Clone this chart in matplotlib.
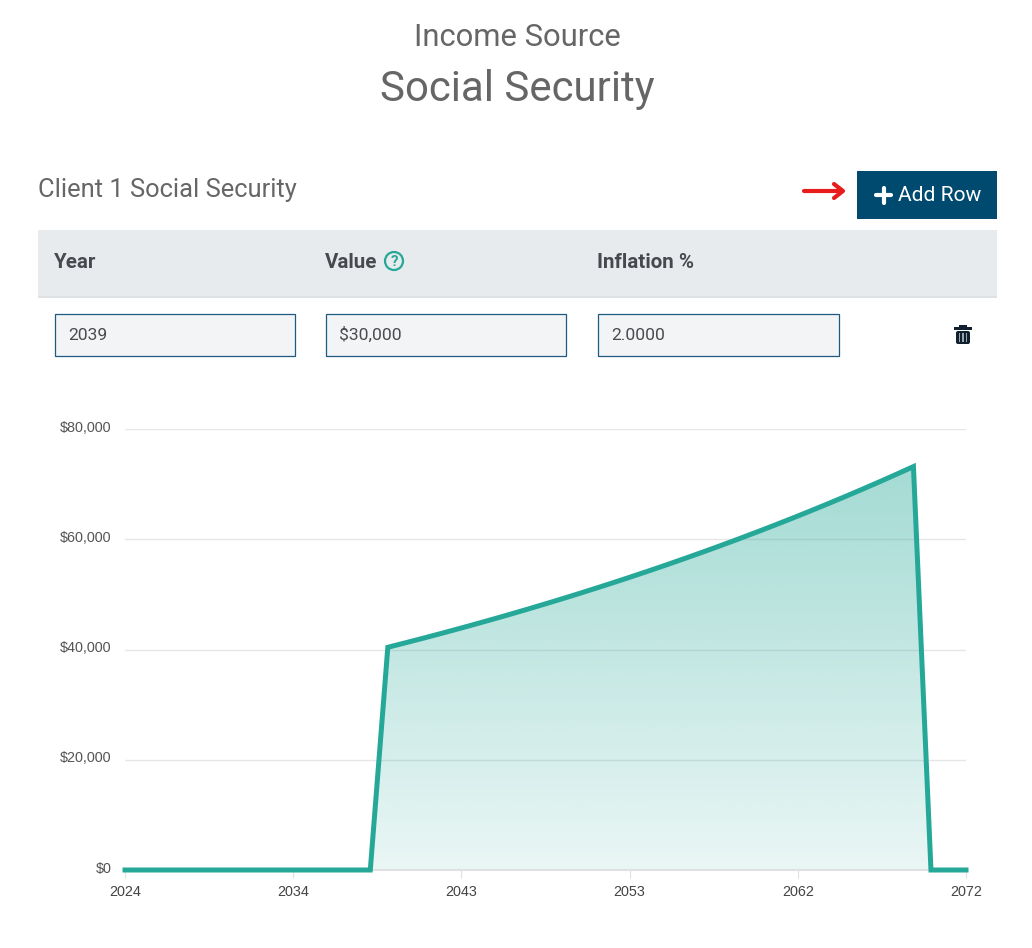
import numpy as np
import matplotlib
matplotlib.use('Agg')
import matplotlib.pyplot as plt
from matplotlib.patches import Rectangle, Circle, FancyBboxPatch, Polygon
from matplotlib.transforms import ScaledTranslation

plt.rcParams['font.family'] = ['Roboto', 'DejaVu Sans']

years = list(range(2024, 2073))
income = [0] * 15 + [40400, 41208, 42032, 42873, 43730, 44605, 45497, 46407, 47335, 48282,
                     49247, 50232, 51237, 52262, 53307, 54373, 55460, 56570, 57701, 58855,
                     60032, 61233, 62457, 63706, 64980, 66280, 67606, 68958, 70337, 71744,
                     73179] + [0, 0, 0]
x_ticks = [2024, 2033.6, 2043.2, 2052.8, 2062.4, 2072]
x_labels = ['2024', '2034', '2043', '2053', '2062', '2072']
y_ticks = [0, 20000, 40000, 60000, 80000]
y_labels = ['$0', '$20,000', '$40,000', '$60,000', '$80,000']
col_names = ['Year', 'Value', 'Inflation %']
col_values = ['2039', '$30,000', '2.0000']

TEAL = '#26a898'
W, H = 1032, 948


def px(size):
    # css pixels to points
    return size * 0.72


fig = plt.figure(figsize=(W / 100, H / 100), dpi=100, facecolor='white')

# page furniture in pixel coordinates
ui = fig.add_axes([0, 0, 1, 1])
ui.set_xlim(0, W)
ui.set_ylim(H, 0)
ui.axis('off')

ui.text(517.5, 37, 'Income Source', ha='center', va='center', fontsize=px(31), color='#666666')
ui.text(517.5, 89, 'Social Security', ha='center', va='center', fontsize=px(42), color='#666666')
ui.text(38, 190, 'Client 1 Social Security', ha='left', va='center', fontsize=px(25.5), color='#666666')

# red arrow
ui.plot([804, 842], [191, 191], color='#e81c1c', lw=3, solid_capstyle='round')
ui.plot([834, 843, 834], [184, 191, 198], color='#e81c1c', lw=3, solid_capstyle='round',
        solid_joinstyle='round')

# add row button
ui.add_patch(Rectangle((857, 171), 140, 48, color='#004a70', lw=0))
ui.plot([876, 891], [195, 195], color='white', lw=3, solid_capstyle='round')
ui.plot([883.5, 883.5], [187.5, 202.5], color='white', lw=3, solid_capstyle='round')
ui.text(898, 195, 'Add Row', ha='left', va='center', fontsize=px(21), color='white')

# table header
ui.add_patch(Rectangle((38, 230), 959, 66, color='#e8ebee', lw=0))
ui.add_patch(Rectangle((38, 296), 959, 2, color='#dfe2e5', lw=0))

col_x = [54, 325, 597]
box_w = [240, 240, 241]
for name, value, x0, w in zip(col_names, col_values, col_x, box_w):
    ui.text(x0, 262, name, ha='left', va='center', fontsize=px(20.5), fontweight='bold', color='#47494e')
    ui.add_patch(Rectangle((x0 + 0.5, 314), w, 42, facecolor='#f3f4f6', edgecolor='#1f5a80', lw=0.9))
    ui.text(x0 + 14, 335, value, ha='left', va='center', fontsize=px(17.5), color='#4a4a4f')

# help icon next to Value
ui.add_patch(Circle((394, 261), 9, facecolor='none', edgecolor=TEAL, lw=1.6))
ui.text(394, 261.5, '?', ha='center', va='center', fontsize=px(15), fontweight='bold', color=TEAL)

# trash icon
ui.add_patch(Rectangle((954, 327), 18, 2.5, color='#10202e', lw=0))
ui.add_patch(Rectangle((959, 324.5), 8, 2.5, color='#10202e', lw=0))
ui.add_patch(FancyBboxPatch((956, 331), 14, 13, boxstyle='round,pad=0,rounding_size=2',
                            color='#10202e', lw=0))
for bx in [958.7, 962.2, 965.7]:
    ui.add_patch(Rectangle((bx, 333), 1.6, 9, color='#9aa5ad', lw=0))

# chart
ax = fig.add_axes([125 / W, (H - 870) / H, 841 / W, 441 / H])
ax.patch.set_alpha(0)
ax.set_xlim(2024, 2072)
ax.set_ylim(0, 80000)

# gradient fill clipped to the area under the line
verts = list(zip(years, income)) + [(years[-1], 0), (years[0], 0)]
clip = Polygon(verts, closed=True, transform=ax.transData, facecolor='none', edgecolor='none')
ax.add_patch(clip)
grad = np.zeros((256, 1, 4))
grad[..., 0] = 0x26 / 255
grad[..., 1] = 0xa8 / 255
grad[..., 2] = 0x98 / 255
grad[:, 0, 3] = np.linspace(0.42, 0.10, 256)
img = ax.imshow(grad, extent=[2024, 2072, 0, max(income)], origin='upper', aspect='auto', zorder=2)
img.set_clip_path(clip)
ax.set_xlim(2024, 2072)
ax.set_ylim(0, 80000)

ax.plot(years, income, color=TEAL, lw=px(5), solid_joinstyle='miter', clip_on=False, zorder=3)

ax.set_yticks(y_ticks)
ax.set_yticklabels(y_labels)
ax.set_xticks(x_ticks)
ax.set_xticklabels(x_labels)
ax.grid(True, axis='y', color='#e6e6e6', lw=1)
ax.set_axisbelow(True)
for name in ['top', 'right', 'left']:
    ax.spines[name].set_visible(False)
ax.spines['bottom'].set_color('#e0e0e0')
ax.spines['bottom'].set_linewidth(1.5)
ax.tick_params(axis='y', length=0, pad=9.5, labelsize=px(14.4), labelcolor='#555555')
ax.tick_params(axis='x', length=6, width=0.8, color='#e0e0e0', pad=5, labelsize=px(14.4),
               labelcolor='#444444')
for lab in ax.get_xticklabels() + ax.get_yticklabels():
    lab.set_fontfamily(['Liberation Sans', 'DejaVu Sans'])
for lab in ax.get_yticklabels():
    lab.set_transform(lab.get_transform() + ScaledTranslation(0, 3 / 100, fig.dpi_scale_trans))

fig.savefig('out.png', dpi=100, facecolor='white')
= = = = = = =
• INSTRUCTIONS TO FOLLOW
Pictures stay out. Repeat only the lines from the beginning of the data through the line that has "plt.rcParams['font.family'] = ['Roboto', 'DejaVu".

• PROBLEM SOLUTION
Clone this chart in matplotlib.
import numpy as np
import matplotlib
matplotlib.use('Agg')
import matplotlib.pyplot as plt
from matplotlib.patches import Rectangle, Circle, FancyBboxPatch, Polygon
from matplotlib.transforms import ScaledTranslation

plt.rcParams['font.family'] = ['Roboto', 'DejaVu Sans']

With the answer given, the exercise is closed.